Two-digit numbers are whole numbers that are greater than or equal to 10 and less than or equal to 99. So, the range of two-digit numbers is from 10 to 99, inclusive.

**step2** Finding the smallest two-digit number divisible by 3

We need to find the first number in the range from 10 to 99 that can be divided by 3 with no remainder.
Let's check the numbers starting from 10:
10 divided by 3 is not a whole number (10 = 3 × 3 + 1).
11 divided by 3 is not a whole number (11 = 3 × 3 + 2).
12 divided by 3 is a whole number (12 = 3 × 4).
So, the smallest two-digit number divisible by 3 is 12.
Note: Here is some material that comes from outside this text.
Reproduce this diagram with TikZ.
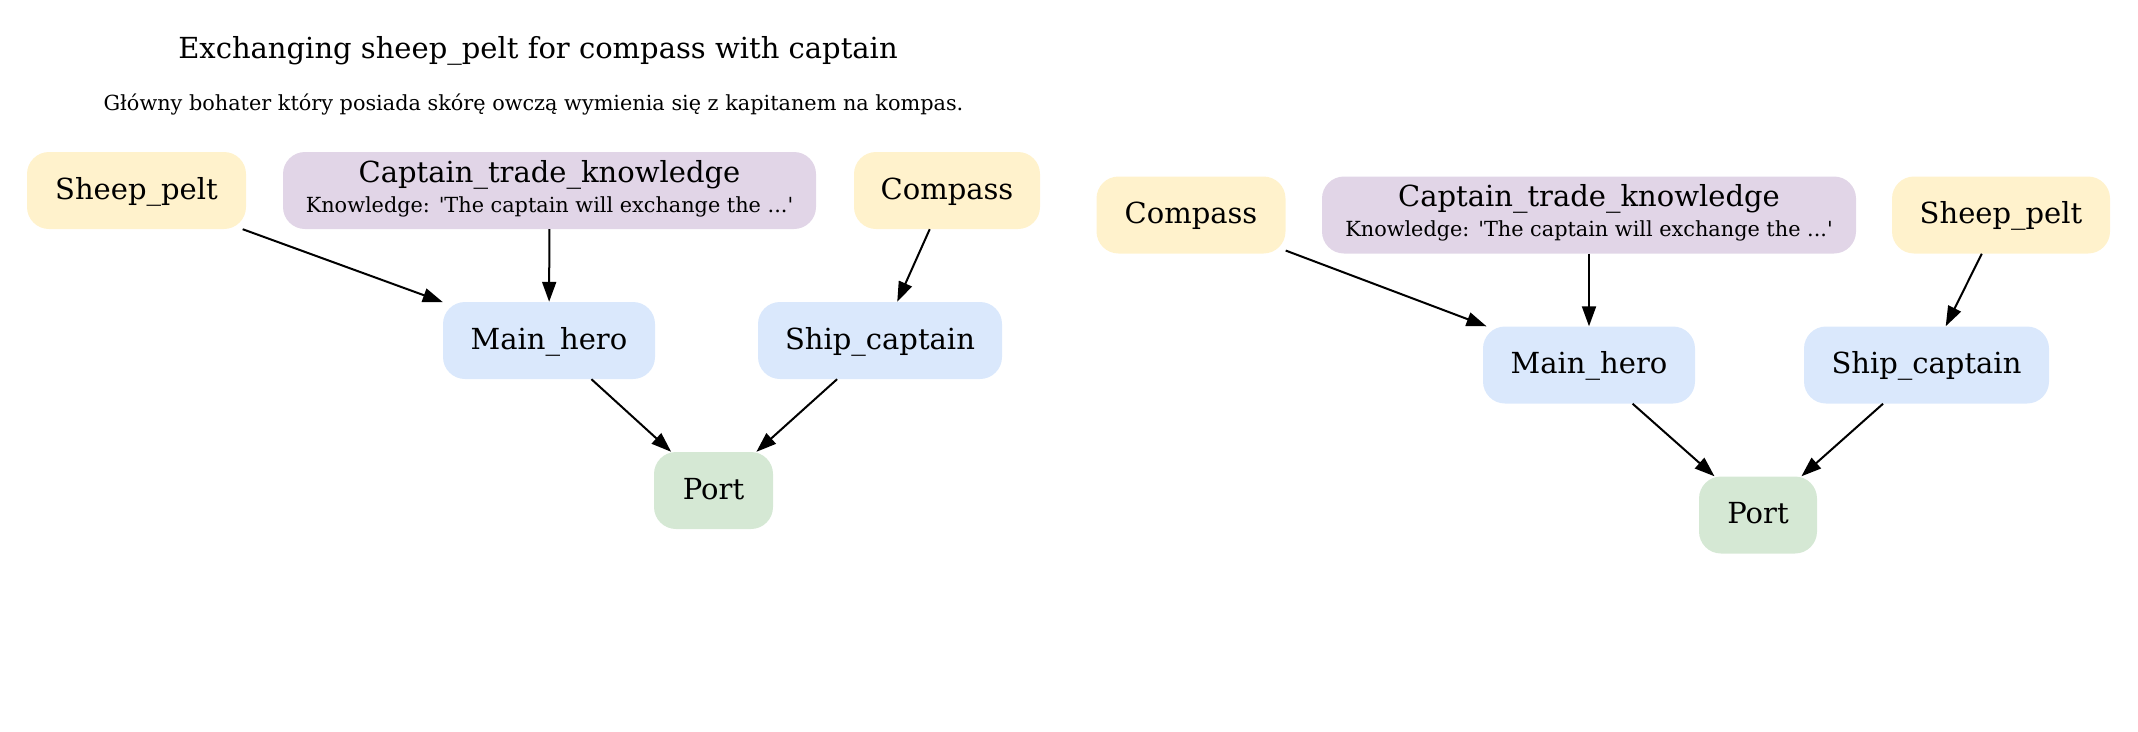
\documentclass[tikz,border=0pt]{standalone}
\usepackage{fontspec}
\setmainfont{DejaVu Serif}
\usetikzlibrary{arrows.meta}
\definecolor{cyellow}{HTML}{FFF2CC}
\definecolor{cpurple}{HTML}{E1D5E7}
\definecolor{cblue}{HTML}{DAE8FC}
\definecolor{cgreen}{HTML}{D5E8D4}
\tikzset{
  box/.style={rectangle, rounded corners=22pt, minimum height=77pt, inner sep=0pt,
    text height=22pt, text depth=5pt, font=\fontsize{29}{34}\selectfont},
  item/.style={box, fill=cyellow},
  know/.style={box, fill=cpurple},
  agent/.style={box, fill=cblue},
  place/.style={box, fill=cgreen},
  edge/.style={line width=2pt, -{Triangle[length=20pt,width=14pt]}},
  big/.style={font=\fontsize{29}{34}\selectfont, inner sep=0pt, anchor=base},
  small/.style={font=\fontsize{20.8}{24}\selectfont, inner sep=0pt, anchor=base},
}
\begin{document}
\begin{tikzpicture}[x=1pt, y=-1pt]
\useasboundingbox (0,0) rectangle (2138,731);
% title
\node[big] (title) at (538,58) {Exchanging sheep\_pelt for compass with captain};
\node[small] (subtitle) at (533.5,110) {Główny bohater który posiada skórę owczą wymienia się z kapitanem na kompas.};
% left graph
\node[item, minimum width=219pt] (Lsheep) at (136.5,190.5) {Sheep\_pelt};
\node[know, minimum width=533pt] (Lctk) at (549.5,190.5) {};
\node[big] (Lctkt) at ([yshift=8.5pt]Lctk.center) {Captain\_trade\_knowledge};
\node[small] (Lctks) at ([yshift=-21.5pt]Lctk.center) {Knowledge: \textquotesingle The captain will exchange the ...\textquotesingle};
\node[item, minimum width=186pt] (Lcompass) at (947,190.5) {Compass};
\node[agent, minimum width=212pt] (Lmain) at (549,340.5) {Main\_hero};
\node[agent, minimum width=244pt] (Lship) at (880,340.5) {Ship\_captain};
\node[place, minimum width=119pt] (Lport) at (713.5,490.5) {Port};
\draw[edge] (Lsheep) -- (Lmain);
\draw[edge] (Lctk) -- (Lmain);
\draw[edge] (Lcompass) -- (Lship);
\draw[edge] (Lmain) -- (Lport);
\draw[edge] (Lship) -- (Lport);
% right graph
\node[item, minimum width=189pt] (Rcompass) at (1191,215) {Compass};
\node[know, minimum width=534pt] (Rctk) at (1589,215) {};
\node[big] (Rctkt) at ([yshift=8.5pt]Rctk.center) {Captain\_trade\_knowledge};
\node[small] (Rctks) at ([yshift=-21.5pt]Rctk.center) {Knowledge: \textquotesingle The captain will exchange the ...\textquotesingle};
\node[item, minimum width=218pt] (Rsheep) at (2001,215) {Sheep\_pelt};
\node[agent, minimum width=212pt] (Rmain) at (1589,365) {Main\_hero};
\node[agent, minimum width=245pt] (Rship) at (1926.5,365) {Ship\_captain};
\node[place, minimum width=118pt] (Rport) at (1758,515) {Port};
\draw[edge] (Rcompass) -- (Rmain);
\draw[edge] (Rctk) -- (Rmain);
\draw[edge] (Rsheep) -- (Rship);
\draw[edge] (Rmain) -- (Rport);
\draw[edge] (Rship) -- (Rport);
\end{tikzpicture}
\end{document}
**step3** Finding the largest two-digit number divisible by 3

We need to find the last number in the range from 10 to 99 that can be divided by 3 with no remainder.
Let's check the numbers starting from 99 and going downwards:
99 divided by 3 is a whole number (99 = 3 × 33).
So, the largest two-digit number divisible by 3 is 99.

**step4** Counting the number of multiples of 3 within the range

The numbers we are looking for are multiples of 3, starting from 12 and ending at 99.
We found that 12 is 3 multiplied by 4 ($$12 = 3 \times 4$$).
We found that 99 is 3 multiplied by 33 ($$99 = 3 \times 33$$).
This means we are counting how many numbers there are from 4 to 33, inclusive.
To find this count, we can subtract the smallest multiplier (4) from the largest multiplier (33) and then add 1 (because both the start and end numbers are included).
Number of multiples = Largest multiplier - Smallest multiplier + 1
Number of multiples = $$33 - 4 + 1$$
Number of multiples = $$29 + 1$$
Number of multiples = $$30$$
Therefore, there are 30 two-digit numbers that are divisible by 3.